Tuesday, July 04, 2006

How To Reach An Audience

To Reach an audience, you have to know how to choose the right target audience, the right medium, and the right message. You can’t communicate with everyone in the world. Great communicators know how to direct their messages toward an audience they can realistically expect to reach, whether that audience is a roomful of people or a single employee.

Here are five questions that will help you find the right audience:

1. What do you want to do? Be specific about what you want to accomplish. If you have a fuzzy message or unclear goals, you won’t have a logical audience to target.

2. Who can help you get it done? Communicate with the audience that can help you do what you want to do. If you need your television fixed, don’t bother telling the entire neighborhood. The only audience you should be communicating with is the person who sold you the television.

3. Who would want to help you do it? People do things for their reasons, not yours. Look for an audience that has a strong reason to help you.

4. Why would an audience listen to you? The information age constantly bombards people with messages. Why should they listen to yours? Reasons include your position of authority, your knowledge of the topic, or your eloquence.
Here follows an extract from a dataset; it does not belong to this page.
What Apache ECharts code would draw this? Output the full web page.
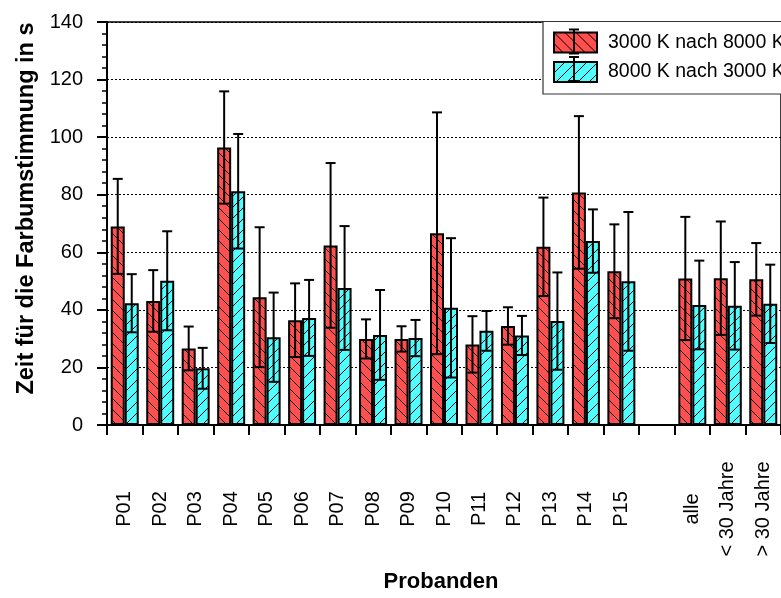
<!DOCTYPE html>
<html>
<head>
<meta charset="utf-8">
<script src="https://cdn.jsdelivr.net/npm/echarts@6/dist/echarts.min.js"></script>
<style>
html,body{margin:0;padding:0;background:#fff;}
#chart{width:781px;height:598px;}
</style>
</head>
<body>
<div id="chart"></div>
<script>
const categories = ['P01','P02','P03','P04','P05','P06','P07','P08','P09','P10','P11','P12','P13','P14','P15','','alle','< 30 Jahre','> 30 Jahre'];
const seriesNames = ['3000 K nach 8000 K','8000 K nach 3000 K'];
const redMean  = [69.0,43.1,26.6,96.4,44.4,36.4,62.4,29.9,29.9,66.6,28.0,34.4,61.9,80.8,53.4,null,50.9,51.0,50.6];
const redSd    = [16.5,10.7,7.6,19.5,24.3,12.8,28.6,6.8,4.4,42.0,9.8,6.5,17.1,26.5,16.3,null,21.4,19.7,12.6];
const cyanMean = [42.3,50.1,19.7,81.2,30.5,37.2,47.6,31.3,30.2,40.7,32.7,31.1,36.1,63.9,49.9,null,41.7,41.4,42.1];
const cyanSd   = [10.1,17.2,7.1,19.9,15.5,13.2,21.5,15.6,6.3,24.2,6.9,6.8,16.9,11.0,24.1,null,15.4,15.2,13.6];
const yTicks = [0,20,40,60,80,100,120,140];

const FONT = "'Liberation Sans', Arial, Helvetica, sans-serif";
const BAR_W = 14;

function makePattern(bg, dir) {
  const s = 11;
  const c = document.createElement('canvas');
  c.width = s; c.height = s;
  const g = c.getContext('2d');
  g.fillStyle = bg; g.fillRect(0,0,s,s);
  g.strokeStyle = '#000'; g.lineWidth = 1;
  g.beginPath();
  if (dir === 'back') {
    g.moveTo(-1,-1); g.lineTo(s+1,s+1);
    g.moveTo(-1,s-1); g.lineTo(1,s+1);
    g.moveTo(s-1,-1); g.lineTo(s+1,1);
  } else {
    g.moveTo(-1,s+1); g.lineTo(s+1,-1);
    g.moveTo(-1,1); g.lineTo(1,-1);
    g.moveTo(s-1,s+1); g.lineTo(s+1,s-1);
  }
  g.stroke();
  return {image: c, repeat: 'repeat'};
}
const redPat = makePattern('#ff4f4f','back');
const cyanPat = makePattern('#4fffff','fwd');

function errData(mean, sd) {
  return mean.map((m,i) => m == null ? [i, null, null] : [i, +(m - sd[i]).toFixed(2), +(m + sd[i]).toFixed(2)]);
}

function errRender(offset) {
  return function(params, api) {
    if (api.value(1) == null || isNaN(api.value(1))) return;
    const idx = api.value(0);
    const x = api.coord([idx, 0])[0] + offset;
    const lo = api.coord([idx, api.value(1)])[1];
    const hi = api.coord([idx, api.value(2)])[1];
    const cw = 5;
    const st = {stroke:'#000', lineWidth:2};
    return {type:'group', children:[
      {type:'line', shape:{x1:x,y1:lo,x2:x,y2:hi}, style:st},
      {type:'line', shape:{x1:x-cw,y1:hi,x2:x+cw,y2:hi}, style:st},
      {type:'line', shape:{x1:x-cw,y1:lo,x2:x+cw,y2:lo}, style:st}
    ]};
  };
}

const chart = echarts.init(document.getElementById('chart'), null, {renderer:'canvas'});

function legendGlyph(yTop) {
  const x = 574, st = {stroke:'#000', lineWidth:2};
  return [
    {type:'line', shape:{x1:x,y1:yTop-2,x2:x,y2:yTop+22}, style:st, z:100},
    {type:'line', shape:{x1:x-5,y1:yTop-2,x2:x+5,y2:yTop-2}, style:st, z:100},
    {type:'line', shape:{x1:x-5,y1:yTop+22,x2:x+5,y2:yTop+22}, style:st, z:100}
  ];
}

chart.setOption({
  animation:false,
  backgroundColor:'#fff',
  textStyle:{fontFamily:FONT},
  grid:{left:107, top:22, bottom:169, right:-9.5, show:true, borderColor:'#000', borderWidth:1.5, backgroundColor:'transparent'},
  legend:{
    data:seriesNames,
    left:543, top:21.5,
    orient:'vertical',
    icon:'rect',
    itemWidth:43, itemHeight:20, itemGap:7.5,
    padding:[10,40,11,10],
    borderColor:'#333', borderWidth:1.2, backgroundColor:'#fff',
    textStyle:{fontFamily:FONT, fontSize:19.5, color:'#000', padding:[0,0,0,6]}
  },
  xAxis:{
    type:'category',
    data:categories,
    name:'Probanden',
    nameLocation:'middle',
    nameGap:146,
    nameTextStyle:{fontFamily:FONT, fontSize:22, fontWeight:'bold', color:'#000', padding:[0,6,0,0]},
    axisLine:{lineStyle:{color:'#000', width:2}},
    axisTick:{show:true, length:10, lineStyle:{color:'#000', width:2}, interval:0},
    axisLabel:{interval:0, rotate:90, align:'center', verticalAlign:'middle', margin:84, fontFamily:FONT, fontSize:20, color:'#000'},
    splitLine:{show:false}
  },
  yAxis:{
    type:'value',
    min:yTicks[0], max:yTicks[yTicks.length-1], interval:20,
    name:'Zeit für die Farbumstimmung in s',
    nameLocation:'middle',
    nameRotate:90,
    nameGap:65,
    nameTextStyle:{fontFamily:FONT, fontSize:23.5, fontWeight:'bold', color:'#000', padding:[0,0,0,30]},
    axisLine:{show:true, lineStyle:{color:'#000', width:2}},
    axisTick:{show:true, length:10, lineStyle:{color:'#000', width:2}},
    minorTick:{show:true, splitNumber:5, length:5, lineStyle:{color:'#000', width:1.5}},
    axisLabel:{margin:24, fontFamily:FONT, fontSize:20, color:'#000'},
    splitLine:{show:true, lineStyle:{color:'#000', width:1, type:[2,2]}}
  },
  graphic: legendGlyph(31.5).concat(legendGlyph(59)),
  series:[
    {name:seriesNames[0], type:'bar', data:redMean, barWidth:BAR_W, barGap:'0%',
     itemStyle:{color:redPat, borderColor:'#000', borderWidth:2}, z:2},
    {name:seriesNames[1], type:'bar', data:cyanMean, barWidth:BAR_W, barGap:'0%',
     itemStyle:{color:cyanPat, borderColor:'#000', borderWidth:2}, z:2},
    {name:'err1', type:'custom', data:errData(redMean, redSd), encode:{x:0, y:[1,2]}, renderItem:errRender(-BAR_W/2), z:5},
    {name:'err2', type:'custom', data:errData(cyanMean, cyanSd), encode:{x:0, y:[1,2]}, renderItem:errRender(BAR_W/2), z:5}
  ]
});
</script>
</body>
</html>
5. How accessible is this audience? If you run a convenience store, an ad in a large metropolitan daily newspaper is not going to do you much good: Most of the audience is out of your reach. However, if the paper has the regional edition for your area, an advertisement in that edition would reach an accessible audience.

After you’ve narrowed down your choice of audience through these five questions. Now you have to evaluate your choices to find the ideal audience. Your ideal audience should have the power or authority to do what you want it to do. For example, if you want a raise, you need to talk to the person who has the authority to give it to you.
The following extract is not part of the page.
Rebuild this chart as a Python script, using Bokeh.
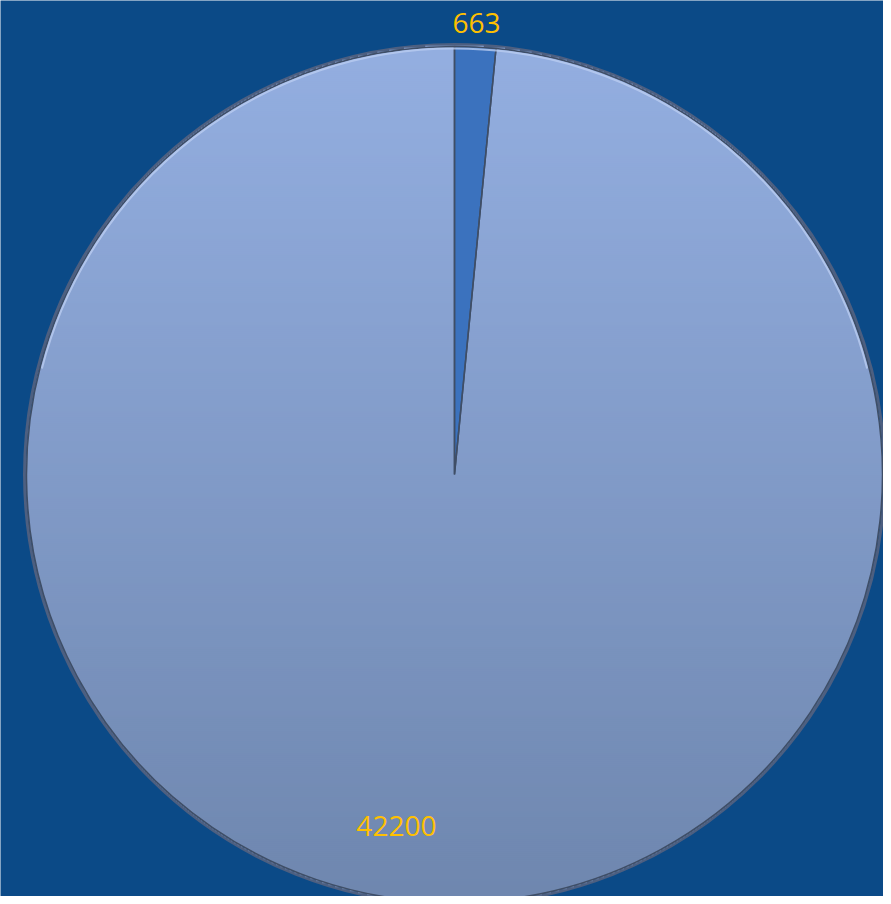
import numpy as np
from bokeh.plotting import figure
from bokeh.models import ColumnDataSource
from bokeh.core.properties import value
from bokeh.embed import file_html
from bokeh.resources import INLINE

# --- data ---
categories = ["Small", "Large"]
values = [663, 42200]
labels = ["663", "42200"]
slice_colors = ["#3b72be", "#869fcf"]

# --- geometry / style ---
W, H = 883, 896
cx, cy = 454, 422          # pie centre (screen-like data units)
R = 428
label_radius = [1.057, 0.823]
label_xoff = [0, -41]
grad_top, grad_bot = np.array([0x94, 0xaf, 0xe1]), np.array([0x6f, 0x87, 0xaf])

vals = np.array(values, dtype=float)
frac = vals / vals.sum()
ang = frac * 2 * np.pi
start = np.pi / 2 - np.concatenate([[0], np.cumsum(ang)[:-1]])
end = start - ang
mid = (start + end) / 2

src = ColumnDataSource(dict(
    cat=categories, val=values, start=start, end=end, color=slice_colors,
    alpha=[1.0, 0.0],
))

lx = cx + np.array(label_radius) * R * np.cos(mid) + np.array(label_xoff)
ly = cy + np.array(label_radius) * R * np.sin(mid)
lsrc = ColumnDataSource(dict(x=lx, y=ly, text=labels))

p = figure(width=W, height=H, x_range=(0, W), y_range=(0, H),
           output_backend="svg", toolbar_location=None, min_border=0)
p.axis.visible = False
p.grid.visible = False
p.outline_line_color = None
p.background_fill_color = "#0b4a87"
p.border_fill_color = "#0b4a87"

# shadow / bevel ring
p.circle(x=[cx], y=[cy], radius=R + 2, radius_units="screen",
         fill_color=None, line_color="#4d5f80", line_width=3)

# vertical shading of the pie face
dy = np.arange(-R + 1, R, 2.0)
half = np.sqrt(R**2 - dy**2)
t = (R - dy) / (2 * R)
cols = ["#%02x%02x%02x" % tuple((grad_top * (1 - k) + grad_bot * k).astype(int)) for k in t]
p.segment(x0=cx - half, y0=cy + dy, x1=cx + half, y1=cy + dy,
          line_color=cols, line_width=3.4)

p.wedge(x=cx, y=cy, radius=R, radius_units="screen",
        start_angle="start", end_angle="end", direction="clock",
        fill_color="color", fill_alpha="alpha", line_color="#3f4e66", line_width=1.5,
        source=src)

# light rim on top half
p.arc(x=cx, y=cy, radius=R - 2, radius_units="screen",
      start_angle=np.pi * 0.08, end_angle=np.pi * 0.92,
      line_color="#b9ccf0", line_width=2, line_alpha=0.8)

p.text(x="x", y="y", text="text", source=lsrc,
       text_align="center", text_baseline="middle",
       text_color="#ffc000", text_font=value("Open Sans"),
       text_font_size="28px")

open("out.html", "w").write(file_html(p, INLINE))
You need to choose the right medium to convey your message. Each medium has its strengths and weaknesses. Use the medium whose strengths match the requirements of your message. For example, if your message relies on visual impact, don’t try to convey it by radio. If your message is complex, don’t try short audiovisual advertisement spots. It would be better to convey it through the print media.

Perhaps the best way to convey your particular message is through public speaking. For example, if you’re a developer and you are looking for public support to build a shopping mall, a public presentation would be more effective than a newspaper advertisement with pretty pictures of the mall.
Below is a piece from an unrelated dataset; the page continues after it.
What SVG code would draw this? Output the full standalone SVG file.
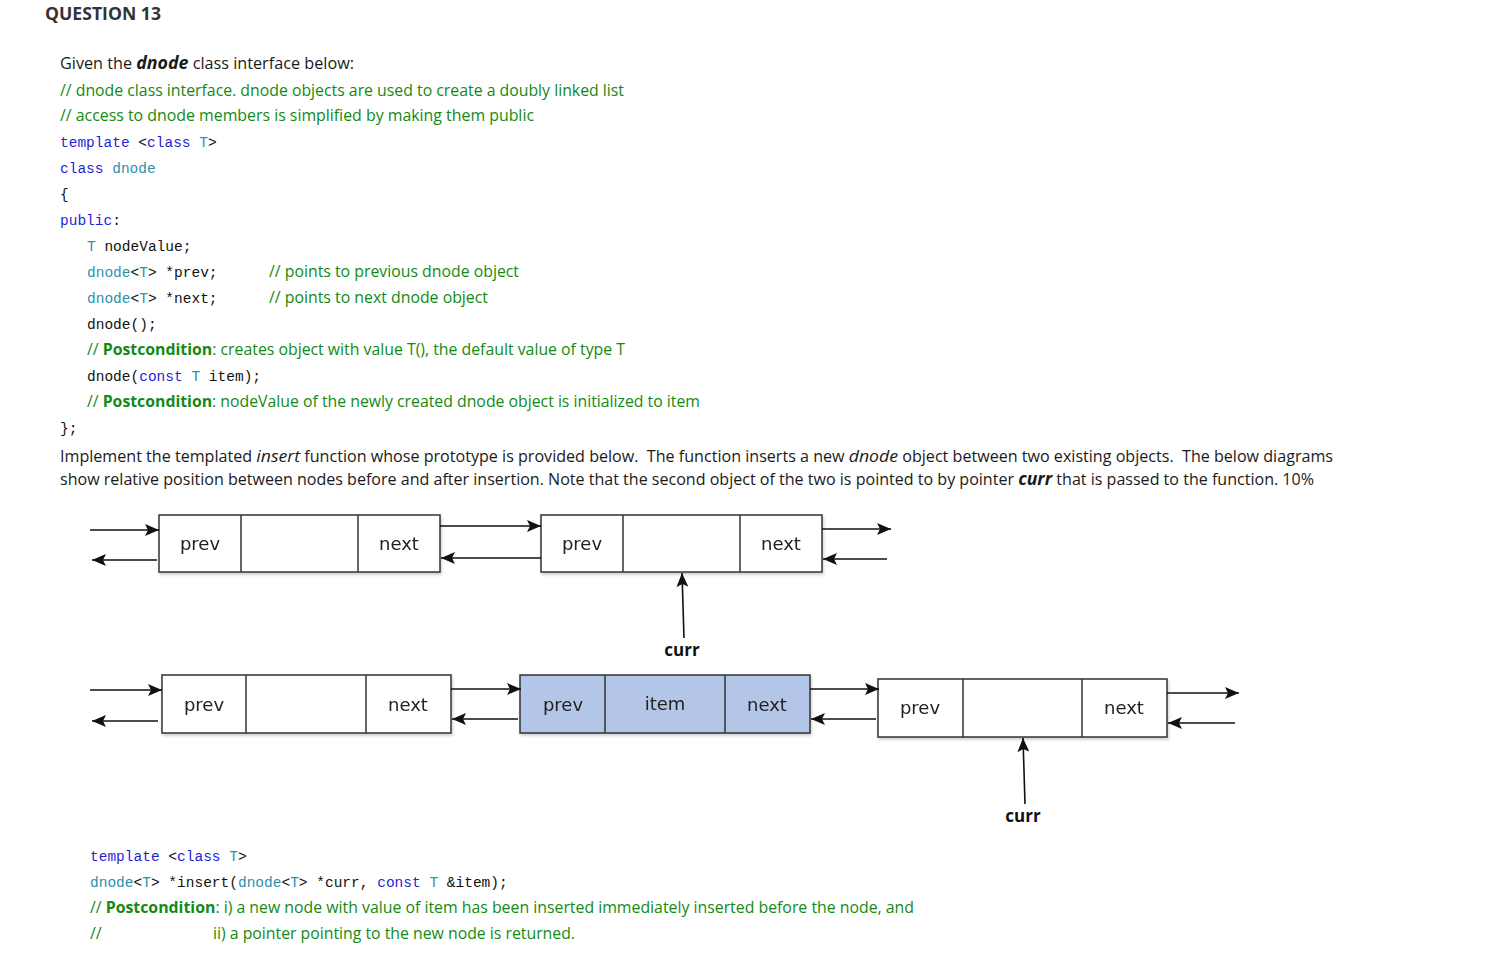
<svg xmlns="http://www.w3.org/2000/svg" width="1492" height="964" viewBox="0 0 1492 964">
<defs>
<style>
.h{font-family:"Open Sans","Liberation Sans",sans-serif;font-weight:bold;font-size:17px;fill:#333}
.b{font-family:"Open Sans","Liberation Sans",sans-serif;font-size:15.5px;fill:#1a1a1a;white-space:pre}
.c{font-family:"Open Sans","Liberation Sans",sans-serif;font-size:16px;fill:#138a13;white-space:pre}
.m{font-family:"Liberation Mono","DejaVu Sans Mono",monospace;font-size:14.5px;fill:#111;white-space:pre}
.kw{fill:#1f1fd6}
.ty{fill:#2b91af}
.bi{font-weight:bold;font-style:italic}
.it{font-style:italic}
.bd{font-weight:bold}
.box{fill:#fff;stroke:#333;stroke-width:1.5}
.blue{fill:#b4c6e7;stroke:#333;stroke-width:1.5}
.div{stroke:#333;stroke-width:1.5}
.lbl{font-family:"DejaVu Sans","Verdana",sans-serif;font-size:18px;fill:#222;text-anchor:middle}
.cur{font-family:"Open Sans","Liberation Sans",sans-serif;font-weight:bold;font-size:17px;fill:#111;text-anchor:middle}
.ln{stroke:#111;stroke-width:1.6;fill:none;marker-end:url(#ah)}
</style>
<marker id="ah" viewBox="0 0 14 12" refX="14" refY="6" markerWidth="14" markerHeight="12" markerUnits="userSpaceOnUse" orient="auto">
<path d="M0,0 L14,6 L0,12 L3,6 Z" fill="#111"/>
</marker>
<filter id="sh" x="-5%" y="-10%" width="110%" height="130%">
<feDropShadow dx="1" dy="2" stdDeviation="1.5" flood-color="#000" flood-opacity="0.2"/>
</filter>
</defs>

<g id="text">
<text class="h" x="45" y="20" textLength="116" lengthAdjust="spacingAndGlyphs">QUESTION 13</text>
<text class="b" x="60" y="69" textLength="294" lengthAdjust="spacingAndGlyphs">Given the <tspan class="bi" font-size="17px">dnode</tspan> class interface below:</text>
<text class="c" x="60" y="96" textLength="564" lengthAdjust="spacingAndGlyphs">// dnode class interface. dnode objects are used to create a doubly linked list</text>
<text class="c" x="60" y="121" textLength="474" lengthAdjust="spacingAndGlyphs">// access to dnode members is simplified by making them public</text>
<text class="m" x="60" y="147"><tspan class="kw">template</tspan> &lt;<tspan class="kw">class</tspan> <tspan class="ty">T</tspan>&gt;</text>
<text class="m" x="60" y="173"><tspan class="kw">class</tspan> <tspan class="ty">dnode</tspan></text>
<text class="m" x="60" y="199">{</text>
<text class="m" x="60" y="225"><tspan class="kw">public</tspan>:</text>
<text class="m" x="87" y="251"><tspan class="ty">T</tspan> nodeValue;</text>
<text class="m" x="87" y="277"><tspan class="ty">dnode</tspan>&lt;<tspan class="ty">T</tspan>&gt; *prev;</text>
<text class="c" x="269" y="277" textLength="250" lengthAdjust="spacingAndGlyphs">// points to previous dnode object</text>
<text class="m" x="87" y="303"><tspan class="ty">dnode</tspan>&lt;<tspan class="ty">T</tspan>&gt; *next;</text>
<text class="c" x="269" y="303" textLength="219" lengthAdjust="spacingAndGlyphs">// points to next dnode object</text>
<text class="m" x="87" y="329">dnode();</text>
<text class="c" x="87" y="355" textLength="538" lengthAdjust="spacingAndGlyphs">// <tspan class="bd">Postcondition</tspan>: creates object with value T(), the default value of type T</text>
<text class="m" x="87" y="381">dnode(<tspan class="kw">const</tspan> <tspan class="ty">T</tspan> item);</text>
<text class="c" x="87" y="407" textLength="613" lengthAdjust="spacingAndGlyphs">// <tspan class="bd">Postcondition</tspan>: nodeValue of the newly created dnode object is initialized to item</text>
<text class="m" x="60" y="433">};</text>
<text class="b" x="60" y="462" textLength="1273" lengthAdjust="spacingAndGlyphs">Implement the templated <tspan class="it" font-size="17px">insert</tspan> function whose prototype is provided below.  The function inserts a new <tspan class="it" font-size="17px">dnode</tspan> object between two existing objects.  The below diagrams</text>
<text class="b" x="60" y="485" textLength="1254" lengthAdjust="spacingAndGlyphs">show relative position between nodes before and after insertion. Note that the second object of the two is pointed to by pointer <tspan class="bi" font-size="17px">curr</tspan> that is passed to the function. 10%</text>
<text class="m" x="90" y="861"><tspan class="kw">template</tspan> &lt;<tspan class="kw">class</tspan> <tspan class="ty">T</tspan>&gt;</text>
<text class="m" x="90" y="887"><tspan class="ty">dnode</tspan>&lt;<tspan class="ty">T</tspan>&gt; *insert(<tspan class="ty">dnode</tspan>&lt;<tspan class="ty">T</tspan>&gt; *curr, <tspan class="kw">const</tspan> <tspan class="ty">T</tspan> &amp;item);</text>
<text class="c" x="90" y="913" textLength="824" lengthAdjust="spacingAndGlyphs">// <tspan class="bd">Postcondition</tspan>: i) a new node with value of item has been inserted immediately inserted before the node, and</text>
<text class="c" x="90" y="939">//</text>
<text class="c" x="213" y="939" textLength="362" lengthAdjust="spacingAndGlyphs">ii) a pointer pointing to the new node is returned.</text>
</g>

<g id="top-node-1" filter="url(#sh)">
<rect class="box" x="159" y="515" width="281" height="57"/>
<line class="div" x1="241" y1="515" x2="241" y2="572"/>
<line class="div" x1="358" y1="515" x2="358" y2="572"/>
<text class="lbl" x="200" y="550">prev</text>
<text class="lbl" x="399" y="550">next</text>
</g>
<g id="top-node-2" filter="url(#sh)">
<rect class="box" x="541" y="515" width="281" height="57"/>
<line class="div" x1="623" y1="515" x2="623" y2="572"/>
<line class="div" x1="740" y1="515" x2="740" y2="572"/>
<text class="lbl" x="582" y="550">prev</text>
<text class="lbl" x="781" y="550">next</text>
</g>
<g id="top-curr">
<text class="cur" x="682" y="656">curr</text>
</g>

<g id="bot-node-1" filter="url(#sh)">
<rect class="box" x="162" y="675" width="289" height="58"/>
<line class="div" x1="246" y1="675" x2="246" y2="733"/>
<line class="div" x1="366" y1="675" x2="366" y2="733"/>
<text class="lbl" x="204" y="711">prev</text>
<text class="lbl" x="408" y="711">next</text>
</g>
<g id="bot-node-new" filter="url(#sh)">
<rect class="blue" x="520" y="675" width="290" height="58"/>
<line class="div" x1="605" y1="675" x2="605" y2="733"/>
<line class="div" x1="725" y1="675" x2="725" y2="733"/>
<text class="lbl" x="563" y="711">prev</text>
<text class="lbl" x="665" y="710" font-size="15.5px">item</text>
<text class="lbl" x="767" y="711">next</text>
</g>
<g id="bot-node-3" filter="url(#sh)">
<rect class="box" x="878" y="679" width="289" height="58"/>
<line class="div" x1="963" y1="679" x2="963" y2="737"/>
<line class="div" x1="1082" y1="679" x2="1082" y2="737"/>
<text class="lbl" x="920" y="714">prev</text>
<text class="lbl" x="1124" y="714">next</text>
</g>
<g id="bot-curr">
<text class="cur" x="1023" y="822">curr</text>
</g>

<g id="connectors">
<line class="ln" x1="90" y1="530" x2="159" y2="530"/>
<line class="ln" x1="157" y1="560" x2="92" y2="560"/>
<line class="ln" x1="440" y1="526" x2="541" y2="526"/>
<line class="ln" x1="541" y1="558" x2="441" y2="558"/>
<line class="ln" x1="822" y1="529" x2="891" y2="529"/>
<line class="ln" x1="887" y1="559" x2="823" y2="559"/>
<line class="ln" x1="684" y1="638" x2="682" y2="573"/>

<line class="ln" x1="90" y1="690" x2="162" y2="690"/>
<line class="ln" x1="158" y1="721" x2="92" y2="721"/>
<line class="ln" x1="451" y1="689" x2="521" y2="689"/>
<line class="ln" x1="518" y1="719" x2="452" y2="719"/>
<line class="ln" x1="810" y1="689" x2="879" y2="689"/>
<line class="ln" x1="876" y1="719" x2="811" y2="719"/>
<line class="ln" x1="1167" y1="693" x2="1239" y2="693"/>
<line class="ln" x1="1235" y1="723" x2="1168" y2="723"/>
<line class="ln" x1="1025" y1="804" x2="1023" y2="738"/>
</g>
</svg>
Whatever medium you decide to use, take your time in deciding how you will use it. Make your presentation attractive. For example, if you’re speaking publicly, don’t show up in old wrinkled clothes and uncombed hair. Don’t send out a brochure with a hard-to-read type jammed tightly onto pages of cheap paper, or make a DVD with shaky images in a dull setting.

Timing and the length of your presentation are critical to your success. For example, if you’re selling Christmas cards, don’t send out your catalog on December 10th. If you’re presentation is too long, you’ll lose your audience, whether your presentation is a three-hour speech or a twenty-five page brochure.

Once you have a target audience in mind and have selected the right medium, the next step is to present your message in the most appealing and effective way. The first thing you must do, is choose your subject carefully. The right subject will be one that addresses the needs and wants of the audience. If you can identify those needs and wants and convince the audience that what you propose will satisfy them, you will get the response you want.

For example, if you want to motivate your sales force, you might want to talk to them about making money and beating the competition, two very powerful motivating topics for salespeople.

The more you know about the subject, the better your presentation will be. Always stick to the subjects you know well and be prepared to back up your statements with carefully researched data.

The best way to do your research for a presentation is to cast a broad net, collecting all the statistics, examples, and other data you can get your hands on. Then narrow down the information and use the materials that will support your “unique selling proposition” or USP. This is the core proposal that convinces the audience to do what you want them to do.

Whether you’re trying to make a sale, inspire greater productivity, or propose marriage always look for the unique selling proposition, and use the materials that back up your unique selling proposition the best.

You can have the right audience, the right medium, and compelling facts, but if your message is not organized correctly it will fall flat. Your message needs to have three main parts:

1. An introduction. An introduction is the main attention getter. You will never be able to communicate if you cannot grab your audience’s attention. The introduction should lead into the main body of the talk.

2. The main body. The main body of communication presents the most compelling point. The most effective way to do this is to subcategorize the main body into three parts, one part presenting your compelling point, and the other two parts setting it up or explaining it.

3. The conclusion. A good conclusion reinforces what you have said. Summarize the main points briefly, distilling your message into three or four short, memorable sentences. Your conclusion should invite the audience the act. Your message isn’t complete until you’ve told people precisely and persuasively what you want them to do.

Finally, a conclusion should inspire your audience. It is always effective to end with a challenging question, a glowing promise, or a strong statement of your most compelling point.

The purpose of communication is to make things happen. If nothing happens as a result of your speech, letter, or presentation, then you have failed. You should judge the success of your message by looking at both the short-term and long-term results.

In a short-term success, the audience enjoys the presentation and understands the point you are making. A long-term success moves the audience to take the action you want them to take.

Technology helps us communicate messages faster and to a larger audience than every before. But technology does not create the message. Communication is still a human activity, having to do with meanings, understandings, feelings, needs, and ideas.